Non-compliance is costly. Penalties can reach KES 5 million or 1% of annual turnover, whichever is higher. Beyond fines, businesses risk reputational damage and loss of customer trust. On the positive side, compliance enhances brand credibility, builds loyalty, and opens doors to investors who value strong governance.
This article provides a step-by-step Kenya data protection compliance checklist designed for SMEs. It simplifies DPA 2019 obligations and shows practical actions you can implement, even with limited resources.
Understanding DPA 2019 Obligations
Overview of the Data Protection Act 2019
The Data Protection Act (DPA) 2019 aligns Kenya with international privacy laws such as the EU’s GDPR. It applies to any business—large or small—that collects or processes personal data belonging to people in Kenya.
The law is anchored on key principles:
- Transparency – individuals must know how their data is used.
- Purpose limitation – collect data for specific, lawful purposes only.
- Data minimization – only gather what you really need.
- Accuracy – keep records up to date.
- Storage limitation – don’t keep data longer than necessary.
- Confidentiality and integrity – safeguard data from breaches and unauthorized access.
Two roles are recognized under the Act:
- Data Controllers – decide how and why personal data is processed.
- Data Processors – handle data on behalf of controllers.
In reality, most SMEs in Kenya play both roles. For instance, a salon storing customer phone numbers for promotions is a controller, but if it uses an email marketing tool, it also acts as a processor.
Oversight rests with the Office of the Data Protection Commissioner (ODPC), which monitors compliance, registers businesses, and enforces penalties.
Registration Requirements with the ODPC
Registration with the ODPC is mandatory for many SMEs. Businesses that handle sensitive or large volumes of personal data must register. Common examples include:
- Financial services (banks, SACCOs, microfinance)
- Healthcare providers (clinics, hospitals, pharmacies)
- Educational institutions (schools, colleges, training centers)
- E-commerce and digital platforms
- Marketing and advertising agencies
The process is simple:
- Apply via the ODPC online portal.
- Provide details on your business, the type of data collected, and security measures in place.
- Pay the applicable fee (KES 1,000 – 40,000 depending on sector and business size).
Once approved, you receive a certificate valid for one year. Renewal is mandatory.

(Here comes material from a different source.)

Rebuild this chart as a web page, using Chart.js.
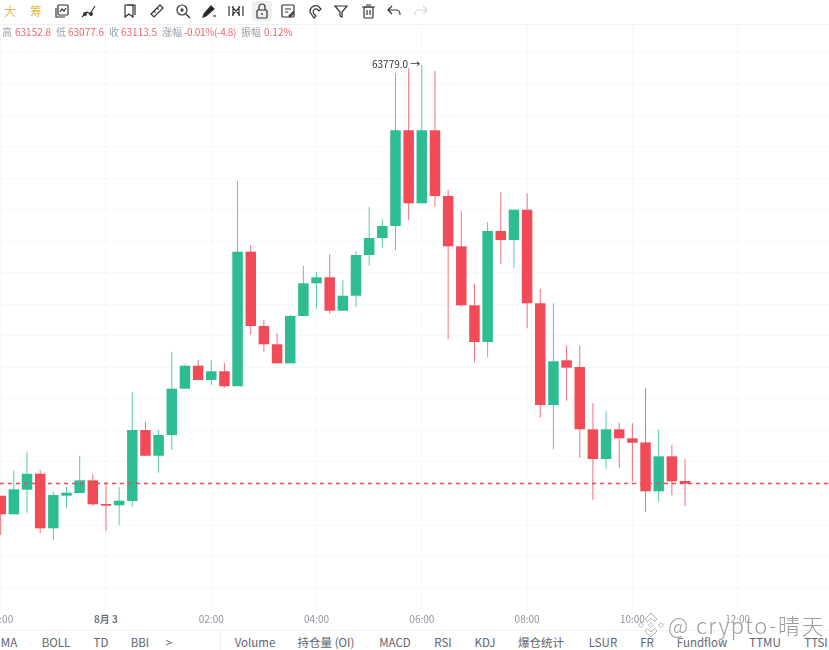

Displaying this certificate reassures customers that your business values privacy.
Failure to register, when required, can trigger investigations, fines, and even suspension of data operations.
Penalties for Non-Compliance
The DPA 2019 is strict. Businesses that ignore it face consequences that go beyond financial losses.
Legal penalties include:
- Fines of up to KES 5 million or 1% of annual turnover.
- Civil liability—individuals can sue for damages.
- Criminal sanctions in cases of deliberate misuse.
Business risks include:
- Loss of trust and customer loyalty.
- Reputational damage amplified by social media.
- Disruption of operations through ODPC investigations.
Recent enforcement actions, like the ODPC’s move against Worldcoin in 2023, prove that regulators are serious. Even though SMEs may not operate at that scale, the lesson is clear: compliance is not optional.
Adopting compliance early helps SMEs build trust and remain competitive in an increasingly digital economy.
Step-by-Step Compliance Actions
Consent Management
Consent is the foundation of data protection. SMEs must ensure customers know what they’re agreeing to before sharing their data.
Best practices for consent include:
- Be transparent – explain why data is needed (e.g., “We collect your phone number to confirm delivery”).
- Use clear language – avoid technical jargon.
- Don’t bundle consent – marketing consent should be separate from service consent.
- Allow easy withdrawal – customers should be able to opt out at any time.
- Keep records – document when and how consent was given.
For example, an online clothing shop should let customers tick a box if they want promotional emails. Pre-ticked boxes or silent assumptions do not qualify as consent.
Equally important is respecting withdrawals. If a customer unsubscribes, you must immediately stop sending marketing messages. Ignoring this exposes your business to complaints and possible ODPC penalties.